▶ **Exercise brief**: Repeat every line of the listing below exactly, minus the pictures.

▶ **Data excerpt**:
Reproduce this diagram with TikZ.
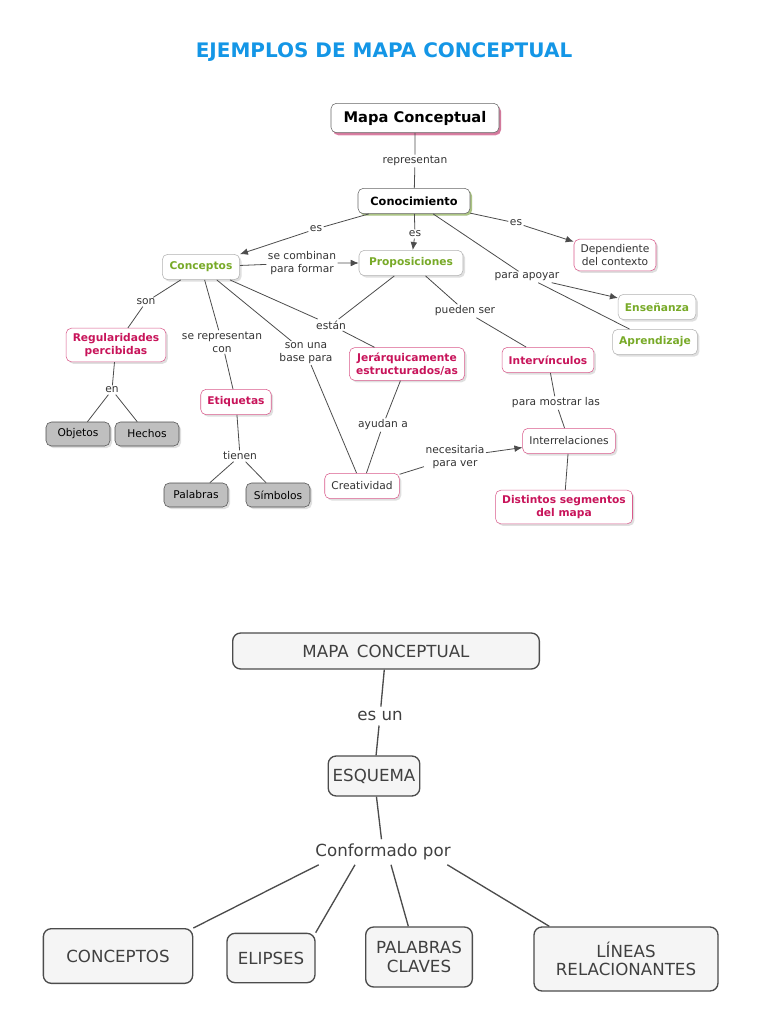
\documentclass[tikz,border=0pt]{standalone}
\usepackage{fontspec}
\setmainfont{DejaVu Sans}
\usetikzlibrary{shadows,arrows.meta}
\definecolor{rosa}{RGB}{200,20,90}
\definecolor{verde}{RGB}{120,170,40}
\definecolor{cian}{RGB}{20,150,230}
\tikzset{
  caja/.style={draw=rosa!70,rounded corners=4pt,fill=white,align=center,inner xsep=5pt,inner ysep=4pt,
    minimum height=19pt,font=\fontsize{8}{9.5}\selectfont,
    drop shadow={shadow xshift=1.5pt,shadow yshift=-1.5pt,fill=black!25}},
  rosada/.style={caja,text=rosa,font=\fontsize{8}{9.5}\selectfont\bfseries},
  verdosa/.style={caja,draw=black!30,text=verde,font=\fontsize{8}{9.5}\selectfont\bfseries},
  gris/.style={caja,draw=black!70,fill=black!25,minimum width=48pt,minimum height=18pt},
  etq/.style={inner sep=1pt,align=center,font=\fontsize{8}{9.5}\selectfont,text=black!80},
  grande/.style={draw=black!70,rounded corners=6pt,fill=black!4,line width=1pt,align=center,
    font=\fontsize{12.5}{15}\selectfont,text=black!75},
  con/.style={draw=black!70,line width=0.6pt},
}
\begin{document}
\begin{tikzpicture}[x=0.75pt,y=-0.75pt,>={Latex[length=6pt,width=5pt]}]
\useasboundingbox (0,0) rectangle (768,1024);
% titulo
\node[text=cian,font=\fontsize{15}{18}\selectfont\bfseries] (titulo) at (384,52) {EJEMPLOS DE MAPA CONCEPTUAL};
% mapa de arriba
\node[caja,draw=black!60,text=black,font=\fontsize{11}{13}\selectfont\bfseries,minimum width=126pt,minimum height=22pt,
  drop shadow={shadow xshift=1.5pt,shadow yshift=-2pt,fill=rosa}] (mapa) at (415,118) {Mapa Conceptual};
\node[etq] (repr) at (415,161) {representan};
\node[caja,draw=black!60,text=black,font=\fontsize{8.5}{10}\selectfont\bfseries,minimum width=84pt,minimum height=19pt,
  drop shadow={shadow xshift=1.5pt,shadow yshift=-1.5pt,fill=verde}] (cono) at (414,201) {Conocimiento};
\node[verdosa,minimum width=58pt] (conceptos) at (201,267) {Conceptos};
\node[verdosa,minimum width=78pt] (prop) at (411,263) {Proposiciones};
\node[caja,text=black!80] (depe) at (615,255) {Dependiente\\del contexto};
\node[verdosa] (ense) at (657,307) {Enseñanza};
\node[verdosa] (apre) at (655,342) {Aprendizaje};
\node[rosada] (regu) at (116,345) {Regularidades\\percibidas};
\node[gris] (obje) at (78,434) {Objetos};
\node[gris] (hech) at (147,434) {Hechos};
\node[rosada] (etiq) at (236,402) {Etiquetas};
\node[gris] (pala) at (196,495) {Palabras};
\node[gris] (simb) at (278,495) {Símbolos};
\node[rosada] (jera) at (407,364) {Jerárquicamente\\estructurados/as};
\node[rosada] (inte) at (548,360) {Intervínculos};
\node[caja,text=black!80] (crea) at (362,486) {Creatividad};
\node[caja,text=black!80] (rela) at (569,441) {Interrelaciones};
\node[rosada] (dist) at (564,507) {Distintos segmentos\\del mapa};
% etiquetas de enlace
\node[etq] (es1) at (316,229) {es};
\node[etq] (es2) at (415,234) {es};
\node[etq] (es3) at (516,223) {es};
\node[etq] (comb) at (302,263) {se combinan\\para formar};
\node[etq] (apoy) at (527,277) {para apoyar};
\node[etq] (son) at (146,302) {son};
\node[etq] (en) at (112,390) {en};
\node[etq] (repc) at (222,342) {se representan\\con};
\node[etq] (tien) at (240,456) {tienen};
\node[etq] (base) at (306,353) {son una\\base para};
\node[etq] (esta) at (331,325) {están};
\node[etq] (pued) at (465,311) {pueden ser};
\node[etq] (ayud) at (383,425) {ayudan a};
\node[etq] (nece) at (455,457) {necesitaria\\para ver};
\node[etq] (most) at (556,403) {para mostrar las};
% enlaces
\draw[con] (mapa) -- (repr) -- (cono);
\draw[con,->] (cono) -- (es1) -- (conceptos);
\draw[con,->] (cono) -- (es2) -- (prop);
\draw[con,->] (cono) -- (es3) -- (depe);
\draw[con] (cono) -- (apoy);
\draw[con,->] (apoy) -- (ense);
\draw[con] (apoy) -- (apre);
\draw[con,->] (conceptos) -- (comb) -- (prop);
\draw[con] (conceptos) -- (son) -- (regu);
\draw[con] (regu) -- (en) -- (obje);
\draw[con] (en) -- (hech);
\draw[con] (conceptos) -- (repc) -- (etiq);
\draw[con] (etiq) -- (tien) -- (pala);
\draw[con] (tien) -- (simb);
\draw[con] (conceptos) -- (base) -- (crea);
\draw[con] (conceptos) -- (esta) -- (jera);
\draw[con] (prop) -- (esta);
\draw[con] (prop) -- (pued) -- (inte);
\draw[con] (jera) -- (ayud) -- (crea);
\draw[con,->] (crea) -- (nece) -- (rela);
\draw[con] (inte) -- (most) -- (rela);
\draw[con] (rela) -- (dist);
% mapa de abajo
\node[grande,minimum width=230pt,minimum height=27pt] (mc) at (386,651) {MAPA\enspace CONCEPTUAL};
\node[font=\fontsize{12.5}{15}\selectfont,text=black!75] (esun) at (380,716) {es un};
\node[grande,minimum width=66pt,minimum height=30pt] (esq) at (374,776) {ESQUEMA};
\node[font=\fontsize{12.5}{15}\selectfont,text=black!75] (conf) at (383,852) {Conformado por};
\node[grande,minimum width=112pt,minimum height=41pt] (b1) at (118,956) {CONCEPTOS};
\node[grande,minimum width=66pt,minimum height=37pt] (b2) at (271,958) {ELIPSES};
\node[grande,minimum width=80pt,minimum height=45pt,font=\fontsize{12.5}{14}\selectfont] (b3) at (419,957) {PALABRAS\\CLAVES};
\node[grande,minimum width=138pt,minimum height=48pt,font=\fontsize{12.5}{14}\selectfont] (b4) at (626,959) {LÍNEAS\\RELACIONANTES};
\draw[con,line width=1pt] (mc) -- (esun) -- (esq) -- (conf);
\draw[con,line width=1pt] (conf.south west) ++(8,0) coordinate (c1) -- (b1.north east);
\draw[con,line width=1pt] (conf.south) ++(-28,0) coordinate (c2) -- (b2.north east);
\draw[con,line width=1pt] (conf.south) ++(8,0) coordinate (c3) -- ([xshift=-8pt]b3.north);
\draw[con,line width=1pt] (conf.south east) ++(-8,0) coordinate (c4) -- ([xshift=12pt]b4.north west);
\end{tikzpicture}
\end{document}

▶ **Solution to this task**:
Reproduce this diagram with TikZ.
\documentclass[tikz,border=0pt]{standalone}
\usepackage{fontspec}
\setmainfont{DejaVu Sans}
\usetikzlibrary{shadows,arrows.meta}
\definecolor{rosa}{RGB}{200,20,90}
\definecolor{verde}{RGB}{120,170,40}
\definecolor{cian}{RGB}{20,150,230}
\tikzset{
  caja/.style={draw=rosa!70,rounded corners=4pt,fill=white,align=center,inner xsep=5pt,inner ysep=4pt,
    minimum height=19pt,font=\fontsize{8}{9.5}\selectfont,
    drop shadow={shadow xshift=1.5pt,shadow yshift=-1.5pt,fill=black!25}},
  rosada/.style={caja,text=rosa,font=\fontsize{8}{9.5}\selectfont\bfseries},
  verdosa/.style={caja,draw=black!30,text=verde,font=\fontsize{8}{9.5}\selectfont\bfseries},
  gris/.style={caja,draw=black!70,fill=black!25,minimum width=48pt,minimum height=18pt},
  etq/.style={inner sep=1pt,align=center,font=\fontsize{8}{9.5}\selectfont,text=black!80},
  grande/.style={draw=black!70,rounded corners=6pt,fill=black!4,line width=1pt,align=center,
    font=\fontsize{12.5}{15}\selectfont,text=black!75},
  con/.style={draw=black!70,line width=0.6pt},
}
\begin{document}
\begin{tikzpicture}[x=0.75pt,y=-0.75pt,>={Latex[length=6pt,width=5pt]}]
\useasboundingbox (0,0) rectangle (768,1024);
% titulo
\node[text=cian,font=\fontsize{15}{18}\selectfont\bfseries] (titulo) at (384,52) {EJEMPLOS DE MAPA CONCEPTUAL};
% mapa de arriba
\node[caja,draw=black!60,text=black,font=\fontsize{11}{13}\selectfont\bfseries,minimum width=126pt,minimum height=22pt,
  drop shadow={shadow xshift=1.5pt,shadow yshift=-2pt,fill=rosa}] (mapa) at (415,118) {Mapa Conceptual};
\node[etq] (repr) at (415,161) {representan};
\node[caja,draw=black!60,text=black,font=\fontsize{8.5}{10}\selectfont\bfseries,minimum width=84pt,minimum height=19pt,
  drop shadow={shadow xshift=1.5pt,shadow yshift=-1.5pt,fill=verde}] (cono) at (414,201) {Conocimiento};
\node[verdosa,minimum width=58pt] (conceptos) at (201,267) {Conceptos};
\node[verdosa,minimum width=78pt] (prop) at (411,263) {Proposiciones};
\node[caja,text=black!80] (depe) at (615,255) {Dependiente\\del contexto};
\node[verdosa] (ense) at (657,307) {Enseñanza};
\node[verdosa] (apre) at (655,342) {Aprendizaje};
\node[rosada] (regu) at (116,345) {Regularidades\\percibidas};
\node[gris] (obje) at (78,434) {Objetos};
\node[gris] (hech) at (147,434) {Hechos};
\node[rosada] (etiq) at (236,402) {Etiquetas};
\node[gris] (pala) at (196,495) {Palabras};
\node[gris] (simb) at (278,495) {Símbolos};
\node[rosada] (jera) at (407,364) {Jerárquicamente\\estructurados/as};
\node[rosada] (inte) at (548,360) {Intervínculos};
\node[caja,text=black!80] (crea) at (362,486) {Creatividad};
\node[caja,text=black!80] (rela) at (569,441) {Interrelaciones};
\node[rosada] (dist) at (564,507) {Distintos segmentos\\del mapa};
% etiquetas de enlace
\node[etq] (es1) at (316,229) {es};
\node[etq] (es2) at (415,234) {es};
\node[etq] (es3) at (516,223) {es};
\node[etq] (comb) at (302,263) {se combinan\\para formar};
\node[etq] (apoy) at (527,277) {para apoyar};
\node[etq] (son) at (146,302) {son};
\node[etq] (en) at (112,390) {en};
\node[etq] (repc) at (222,342) {se representan\\con};
\node[etq] (tien) at (240,456) {tienen};
\node[etq] (base) at (306,353) {son una\\base para};
\node[etq] (esta) at (331,325) {están};
\node[etq] (pued) at (465,311) {pueden ser};
\node[etq] (ayud) at (383,425) {ayudan a};
\node[etq] (nece) at (455,457) {necesitaria\\para ver};
\node[etq] (most) at (556,403) {para mostrar las};
% enlaces
\draw[con] (mapa) -- (repr) -- (cono);
\draw[con,->] (cono) -- (es1) -- (conceptos);
\draw[con,->] (cono) -- (es2) -- (prop);
\draw[con,->] (cono) -- (es3) -- (depe);
\draw[con] (cono) -- (apoy);
\draw[con,->] (apoy) -- (ense);
\draw[con] (apoy) -- (apre);
\draw[con,->] (conceptos) -- (comb) -- (prop);
\draw[con] (conceptos) -- (son) -- (regu);
\draw[con] (regu) -- (en) -- (obje);
\draw[con] (en) -- (hech);
\draw[con] (conceptos) -- (repc) -- (etiq);
\draw[con] (etiq) -- (tien) -- (pala);
\draw[con] (tien) -- (simb);
\draw[con] (conceptos) -- (base) -- (crea);
\draw[con] (conceptos) -- (esta) -- (jera);
\draw[con] (prop) -- (esta);
\draw[con] (prop) -- (pued) -- (inte);
\draw[con] (jera) -- (ayud) -- (crea);
\draw[con,->] (crea) -- (nece) -- (rela);
\draw[con] (inte) -- (most) -- (rela);
\draw[con] (rela) -- (dist);
% mapa de abajo
\node[grande,minimum width=230pt,minimum height=27pt] (mc) at (386,651) {MAPA\enspace CONCEPTUAL};
\node[font=\fontsize{12.5}{15}\selectfont,text=black!75] (esun) at (380,716) {es un};
\node[grande,minimum width=66pt,minimum height=30pt] (esq) at (374,776) {ESQUEMA};
\node[font=\fontsize{12.5}{15}\selectfont,text=black!75] (conf) at (383,852) {Conformado por};
\node[grande,minimum width=112pt,minimum height=41pt] (b1) at (118,956) {CONCEPTOS};
\node[grande,minimum width=66pt,minimum height=37pt] (b2) at (271,958) {ELIPSES};
\node[grande,minimum width=80pt,minimum height=45pt,font=\fontsize{12.5}{14}\selectfont] (b3) at (419,957) {PALABRAS\\CLAVES};
\node[grande,minimum width=138pt,minimum height=48pt,font=\fontsize{12.5}{14}\selectfont] (b4) at (626,959) {LÍNEAS\\RELACIONANTES};
\draw[con,line width=1pt] (mc) -- (esun) -- (esq) -- (conf);
\draw[con,line width=1pt] (conf.south west) ++(8,0) coordinate (c1) -- (b1.north east);
\draw[con,line width=1pt] (conf.south) ++(-28,0) coordinate (c2) -- (b2.north east);
\draw[con,line width=1pt] (conf.south) ++(8,0) coordinate (c3) -- ([xshift=-8pt]b3.north);
\draw[con,line width=1pt] (conf.south east) ++(-8,0) coordinate (c4) -- ([xshift=12pt]b4.north west);
\end{tikzpicture}
\end{document}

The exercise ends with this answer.